Ce que j'aimerais, en fait, ce serait de se dire tel soir on va faire ci, tel autre soir on va faire ça, etc. Faire une chanson des Ramones, puis le lendemain une de Ferré, le surlendemain les Pixies ou les Pistols. Jouer des titres selon le mood, selon si on se sent posé ou si on a envie de lâcher un quart d'heure punk.

Il y aura des titres inédits aussi, comme « A bout de souffle » joué sur la dernière tournée ?

« A bout de souffle », je vais continuer à la jouer, ouais. « Défoncé, défonce-moi » aussi. Parce que j'ai envie que ça soit des chansons que les gens finissent par connaître vraiment. Que ce soit des chansons qui vivent, mais sans le support. Là-dessus, d'ailleurs, je me pose des questions un peu... Le disque, j'y crois plus.

Et ça serait quoi pour toi l'avenir ?

Je ne sais pas, mais c'est pour ça que le concert c'est quand même aujourd'hui la seule chose qui reste. Quand tu vois qu'on va faire entre 7000 et 8000 personnes à Bruxelles alors qu'on a vendu 200 disques en Belgique, forcément c'est qu'il y a un truc. Maintenant, je ne me prends pas non plus la tête sur les téléchargements et tout ça... Reste que je crois que le format CD avec son petit livret, il est mort, enterré ! Et si le seul truc, c'est de livrer un DVD, c'est pareil, je vois pas l'intérêt. A la limite, tu vas le faire une fois, mais l'album d'après tu vas faire quoi, tu vas refilmer un autre concert ? C'est une alternative qui est... Les gens ont qu'à y venir, aux concerts ! En DVD, qu'est-ce que tu leur donnes de plus ? Ah, c'est clair, si tu te prends la tête à faire un vrai DVDn créer un univers d'images – sans que ce soit forcément aussi chiadé – mais un truc à la « The Wall »... Ah bah, là ouais, là, d'un seul coup, ouais ! Mais l'investissement, c'est pas le même. Là, il faut mettre les couilles sur la table. Maintenant je ne trouve pas la situation totalement normale pour autant, même si le disque, c'est comme c'est et que ça ne m'empêche pas de dormir non plus.

La dernière fois, tu nous as dit que tu avais déjà entamé la composition d'un nouvele album. Tu en es où exactement ?

J'ai plein de morceaux. Là, je fais un peu tout en même temps, mais le truc que je fais le plus c'est quand même les chansons, très clairement. Je suis à fond dedans. Et je pense même qu'il y aura des nouveaux titres joués sur scène pour cette tournée. J'aimerais bien qu'il y en ait en tout cas. Par rapport à ce que je disais, les chansons doivent vivre et c'est bien d'être dans l'instant, parce que tu écris à un certain moment, tu n'écris pas ce que tu vas chanter dans 3 ans. C'est comme une discussion avec un pote, pour moi, c'est ça une chanson. Si tu as une discussion avec un pote et que tu la fais découvrir aux gens 3 ans après, c'est un peu relou. C'est même carrément chiant ! Donc ouais, je suis plutôt partisan d'en jouer pas mal là.

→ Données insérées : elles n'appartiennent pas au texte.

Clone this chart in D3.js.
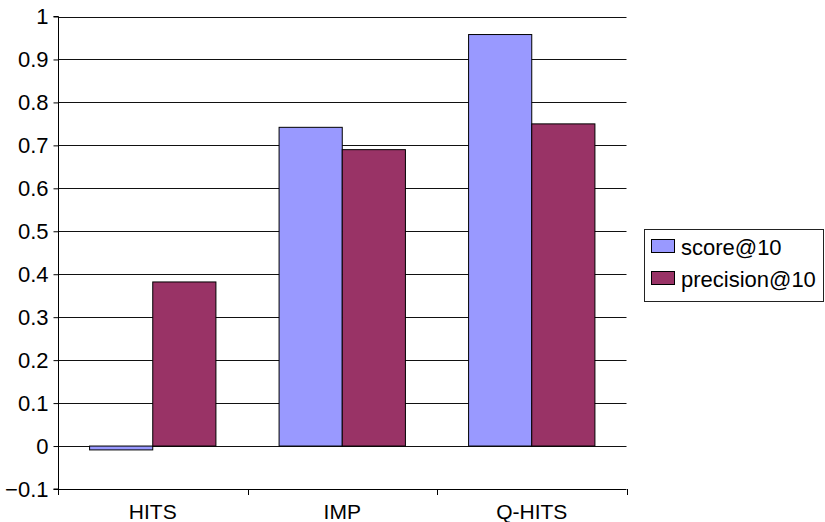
<!DOCTYPE html>
<html>
<head>
<meta charset="utf-8">
<script src="https://cdn.jsdelivr.net/npm/d3@7"></script>
<style>
  html, body { margin: 0; padding: 0; background: #fff; }
  svg { display: block; font-family: "Liberation Sans", Arial, sans-serif; }
  .lbl { font-family: "Liberation Sans", Arial, sans-serif; font-size: 22px; fill: #000; }
  .cat { font-size: 21px; }
</style>
</head>
<body>
<svg id="chart" width="825" height="522"></svg>
<script>
// Ranking methods compared
const categories = ["HITS", "IMP", "Q-HITS"];
const seriesNames = ["score@10", "precision@10"];
const scoreValues = [-0.009, 0.742, 0.958];
const precisionValues = [0.382, 0.690, 0.750];
const yTicks = [-0.1, 0, 0.1, 0.2, 0.3, 0.4, 0.5, 0.6, 0.7, 0.8, 0.9, 1];
const colors = ["#9999FF", "#993366"];

(function () {
  const svg = d3.select("#chart");
  const plotLeft = 58, plotRight = 626.5, plotTop = 16.5, plotBottom = 489;

  const y = d3.scaleLinear().domain([-0.1, 1]).range([plotBottom, plotTop]);
  const x = d3.scaleBand().domain(categories).range([plotLeft, plotRight]).paddingInner(0).paddingOuter(0);
  const xSub = d3.scaleBand().domain(seriesNames).range([0, x.bandwidth()]).paddingInner(0).paddingOuter(0.5);

  // Horizontal gridlines
  svg.append("g").selectAll("line").data(yTicks.filter(t => t > -0.1)).join("line")
    .attr("x1", plotLeft).attr("x2", plotRight)
    .attr("y1", d => Math.round(y(d)) + 0.5).attr("y2", d => Math.round(y(d)) + 0.5)
    .attr("stroke", "#111").attr("stroke-width", 1);

  // Bars
  const rows = categories.map((c, i) => ({ cat: c, vals: [scoreValues[i], precisionValues[i]] }));
  svg.append("g").selectAll("g").data(rows).join("g")
    .attr("transform", d => `translate(${x(d.cat)},0)`)
    .selectAll("rect").data(d => d.vals.map((v, j) => ({ v, s: seriesNames[j], j })))
    .join("rect")
    .attr("x", d => xSub(d.s))
    .attr("width", xSub.bandwidth())
    .attr("y", d => y(Math.max(0, d.v)))
    .attr("height", d => Math.abs(y(d.v) - y(0)))
    .attr("fill", d => colors[d.j])
    .attr("stroke", "#000").attr("stroke-width", 1);

  // Y axis
  const yAxis = d3.axisLeft(y).tickValues(yTicks).tickSize(5).tickPadding(5)
    .tickFormat(d => d3.format("")(+d.toFixed(1)));
  const gy = svg.append("g").attr("transform", `translate(${plotLeft + 0.5},0)`).call(yAxis)
    .attr("font-size", null).attr("font-family", null);
  gy.select(".domain").attr("stroke", "#000").attr("d", `M-5,${plotTop}H0V${plotBottom}H-5`);
  gy.selectAll(".tick line").attr("stroke", "#000");
  gy.selectAll(".tick text").attr("class", "lbl").attr("fill", "#000");

  // X axis at the bottom of the plot
  const xBoundaries = [plotLeft, plotLeft + x.bandwidth(), plotLeft + 2 * x.bandwidth(), plotRight];
  const gx = svg.append("g");
  gx.append("line").attr("x1", plotLeft).attr("x2", plotRight)
    .attr("y1", plotBottom + 0.5).attr("y2", plotBottom + 0.5).attr("stroke", "#000");
  gx.selectAll("line.tick").data(xBoundaries).join("line").attr("class", "tick")
    .attr("x1", d => Math.round(d) + 0.5).attr("x2", d => Math.round(d) + 0.5)
    .attr("y1", plotBottom).attr("y2", plotBottom + 6).attr("stroke", "#000");
  gx.selectAll("text").data(categories).join("text")
    .attr("class", "lbl cat")
    .attr("x", d => x(d) + x.bandwidth() / 2)
    .attr("y", 518.5)
    .attr("text-anchor", "middle")
    .text(d => d);

  // Legend
  const legend = svg.append("g");
  legend.append("rect").attr("x", 644.5).attr("y", 229.5).attr("width", 179).attr("height", 72)
    .attr("fill", "#fff").attr("stroke", "#222").attr("stroke-width", 1);
  const items = legend.selectAll("g").data(seriesNames).join("g")
    .attr("transform", (d, i) => `translate(0,${i * 32})`);
  items.append("rect").attr("x", 651.5).attr("y", 239.5).attr("width", 23).attr("height", 13)
    .attr("fill", (d, i) => colors[i]).attr("stroke", "#000");
  items.append("text").attr("class", "lbl").attr("x", 681).attr("y", 255)
    .text(d => d);
})();
</script>
</body>
</html>
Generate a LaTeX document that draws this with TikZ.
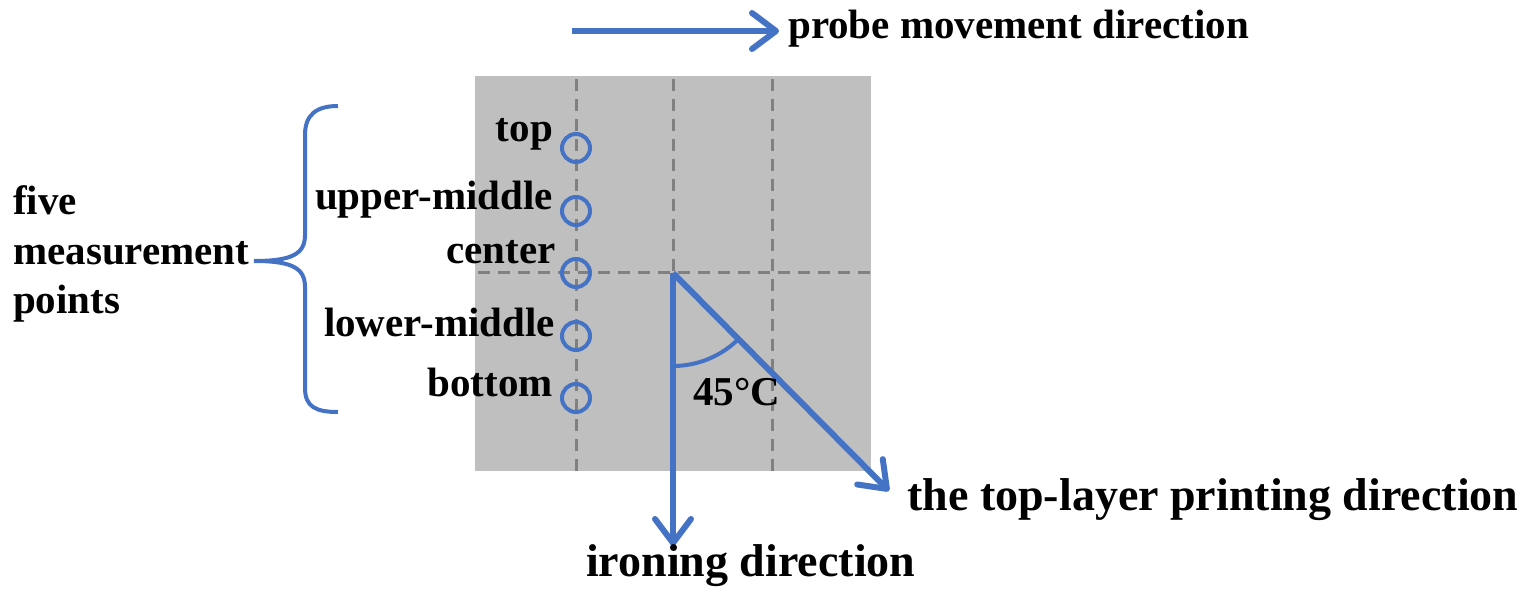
\documentclass[tikz,border=0pt]{standalone}
\usepackage{fontspec}
\setmainfont{Liberation Serif}
\usetikzlibrary{arrows.meta}
\definecolor{myblue}{HTML}{4472C4}
\definecolor{panelgray}{HTML}{BFBFBF}
\definecolor{gridgray}{HTML}{808080}
\begin{document}
\begin{tikzpicture}[x=1pt,y=-1pt,
  lbl/.style={inner sep=0pt, font=\fontsize{41}{49}\selectfont\bfseries},
  biglbl/.style={inner sep=0pt, font=\fontsize{46}{55}\selectfont\bfseries},
  gridline/.style={gridgray, line width=3pt, dash pattern=on 12pt off 8pt},
  mpoint/.style={circle, draw=myblue, line width=4pt, minimum size=28pt, inner sep=0pt},
  dirarrow/.style={myblue, line width=6pt, -{Straight Barb[length=24pt,width=36pt,line cap=round,line join=round]}},
  bluestroke/.style={myblue, line width=4pt}]
\useasboundingbox (0,0) rectangle (1527,596);
% panel
\fill[panelgray] (475,76) rectangle (871,471);
% grid lines
\draw[gridline] (576,79) -- (576,471);
\draw[gridline] (673,79) -- (673,471);
\draw[gridline] (772,79) -- (772,471);
\draw[gridline] (478,273) -- (871,273);
% measurement points
\node[mpoint] (p1) at (576,148) {};
\node[mpoint] (p2) at (576,211) {};
\node[mpoint] (p3) at (576,273) {};
\node[mpoint] (p4) at (576,336) {};
\node[mpoint] (p5) at (576,398) {};
% labels of points
\node[lbl, anchor=base east] (ltop) at (553,142) {top};
\node[lbl, anchor=base east] (lup) at (553,210) {upper-middle};
\node[lbl, anchor=base east] (lcen) at (556,264) {center};
\node[lbl, anchor=base east] (llow) at (555,337) {lower-middle};
\node[lbl, anchor=base east] (lbot) at (553,396) {bottom};
% brace
\draw[bluestroke] (338,106) .. controls (316,106) and (305,115) .. (305,135)
  -- (305,235) .. controls (305,254) and (292,261) .. (254,261)
  .. controls (292,261) and (305,268) .. (305,287)
  -- (305,388) .. controls (305,407) and (316,412) .. (338,412);
\node[lbl, anchor=base west] (lfive) at (13,215) {five};
\node[lbl, anchor=base west] (lmeas) at (13,265) {measurement};
\node[lbl, anchor=base west] (lpts) at (13,313) {points};
% probe direction
\coordinate (pa) at (572,31);
\coordinate (pb) at (779,31);
\draw[dirarrow] (pa) -- (pb);
\node[lbl, anchor=base west] (lprobe) at (788,39) {probe movement direction};
% ironing and printing directions
\coordinate (o) at (673,273);
\coordinate (iron) at (673,546);
\coordinate (print) at (889,491);
\draw[dirarrow] (o) -- (iron);
\draw[dirarrow] (o) -- (print);
\coordinate (a1) at (673,366);
\draw[bluestroke] (a1) arc[start angle=90, end angle=45, radius=93];
\node[lbl, anchor=base west] (ang) at (693,405) {45°C};
\node[biglbl, anchor=base west] (lprint) at (907,510) {the top-layer printing direction};
\node[biglbl, anchor=base west] (liron) at (586,576) {ironing direction};
\end{tikzpicture}
\end{document}
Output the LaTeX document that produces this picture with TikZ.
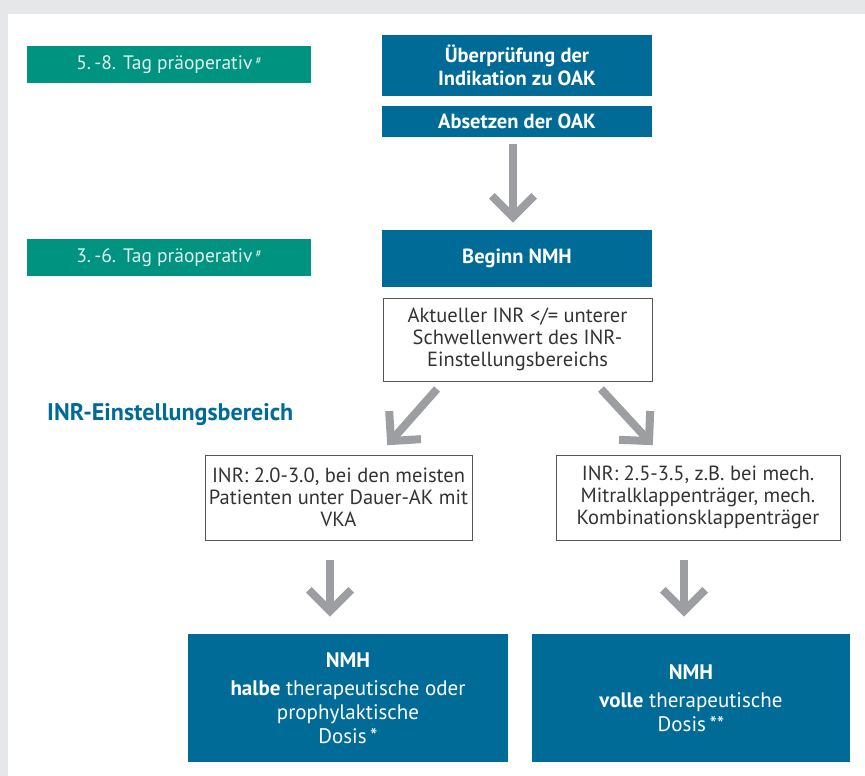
\documentclass[tikz,border=0pt]{standalone}
\usepackage{fontspec}
\setmainfont{PT Sans}
\usetikzlibrary{calc}
\definecolor{bgray}{HTML}{E6E7E8}
\definecolor{nblue}{HTML}{006B97}
\definecolor{ngreen}{HTML}{009380}
\definecolor{agray}{HTML}{9D9EA2}
\definecolor{tgray}{HTML}{333333}
\definecolor{bordergray}{HTML}{555555}
\newcommand\drawbigarrow[2]{%
  \draw[bigarrow] (#1) -- (#2);
  \draw[bigarrow, line join=miter, miter limit=10] ($(#2)!30pt!45:(#1)$) -- (#2) -- ($(#2)!30pt!-45:(#1)$);}
\begin{document}
\begin{tikzpicture}[x=1pt,y=1pt,
  bluebox/.style={fill=nblue, text=white, font=\bfseries\fontsize{20.5}{22.5}\selectfont, align=center, inner sep=0pt, minimum width=270pt},
  greenbox/.style={fill=ngreen, text=white!88!ngreen, font=\fontsize{19.5}{22}\selectfont, inner sep=0pt, minimum width=284pt, minimum height=37pt},
  whitebox/.style={draw=bordergray, line width=0.8pt, fill=white, text=tgray, align=center, inner sep=0pt, font=\fontsize{20.5}{21.8}\selectfont},
  dosebox/.style={fill=nblue, text=white, align=center, inner sep=0pt, minimum height=128pt, font=\fontsize{21}{24}\selectfont},
  bigarrow/.style={draw=agray, line width=8pt}
]
\useasboundingbox (0,0) rectangle (865,776);
\fill[bgray] (0,0) rectangle (865,776);
\fill[white] (8,0) rectangle (865,762);

\node[greenbox] (g1) at (169,711.5) {5.\,-8. Tag präoperativ\,\raisebox{0.5ex}{\fontsize{11}{11}\selectfont\#}};
\node[greenbox] (g2) at (169,518.5) {3.\,-6. Tag präoperativ\,\raisebox{0.5ex}{\fontsize{11}{11}\selectfont\#}};

\node[bluebox, minimum height=61pt] (ind) at (517,710.5) {Überprüfung der\\Indikation zu OAK};
\node[bluebox, minimum height=31pt] (abs) at (517,654.5) {Absetzen der OAK};
\node[bluebox, minimum height=57pt] (beg) at (517,517.5) {Beginn NMH};
\node[whitebox, minimum width=269pt, minimum height=83pt] (akt) at (517.5,436.5) {Aktueller INR </= unterer\\Schwellenwert des INR-\\Einstellungsbereichs};

\node[anchor=west, text=nblue, font=\bfseries\fontsize{24}{28}\selectfont, inner sep=0pt] (lab) at (47,361) {INR-Einstellungsbereich};

\node[whitebox, minimum width=267pt, minimum height=85pt] (left) at (338.5,278.5) {INR: 2.0-3.0, bei den meisten\\Patienten unter Dauer-AK mit\\VKA};
\node[whitebox, minimum width=284pt, minimum height=85pt] (right) at (698,278.5) {INR: 2.5-3.5, z.B. bei mech.\\Mitralklappenträger, mech.\\Kombinationsklappenträger};

\node[dosebox, minimum width=320pt] (dl) at (348,78) {\textbf{NMH}\\[4pt]\textbf{halbe} therapeutische oder\\prophylaktische\\Dosis\,*};
\node[dosebox, minimum width=318pt] (dr) at (691,78) {\textbf{NMH}\\[4pt]\textbf{volle} therapeutische\\Dosis\,**};

\coordinate (a1s) at (513,632);
\coordinate (a1t) at (513,559);
\coordinate (a2s) at (437,387);
\coordinate (a2t) at (391,335);
\coordinate (a3s) at (601,387);
\coordinate (a3t) at (649,335);
\coordinate (a4s) at (330,216);
\coordinate (a4t) at (330,165);
\coordinate (a5s) at (684,216);
\coordinate (a5t) at (684,165);
\drawbigarrow{a1s}{a1t}
\drawbigarrow{a2s}{a2t}
\drawbigarrow{a3s}{a3t}
\drawbigarrow{a4s}{a4t}
\drawbigarrow{a5s}{a5t}
\end{tikzpicture}
\end{document}
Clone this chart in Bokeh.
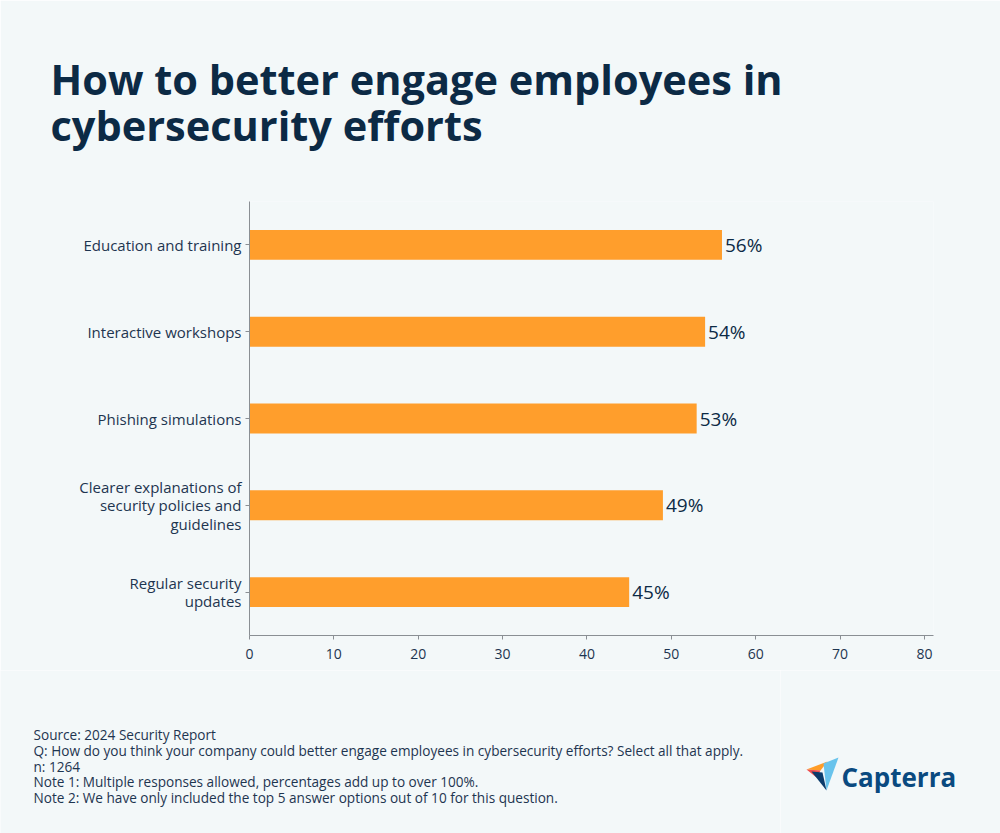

Tu peux nous donner les titres qu'on risquera de découvrir ?

Le truc, c'est que je ne sais pas si les titres vont rester avec ces noms-là, mais bon il y en une qui devrait s'appeler « Je suis un étranger » ou « L'étranger », je l'aime vraiment bien. Il y en a une autre aussi... Comment elle s'appelle déjà ?... Ça doit être « Des foudres dans les cieux ».

La vie en tournée avec le groupe, c'est plus une tribu ou chacun de son côté ?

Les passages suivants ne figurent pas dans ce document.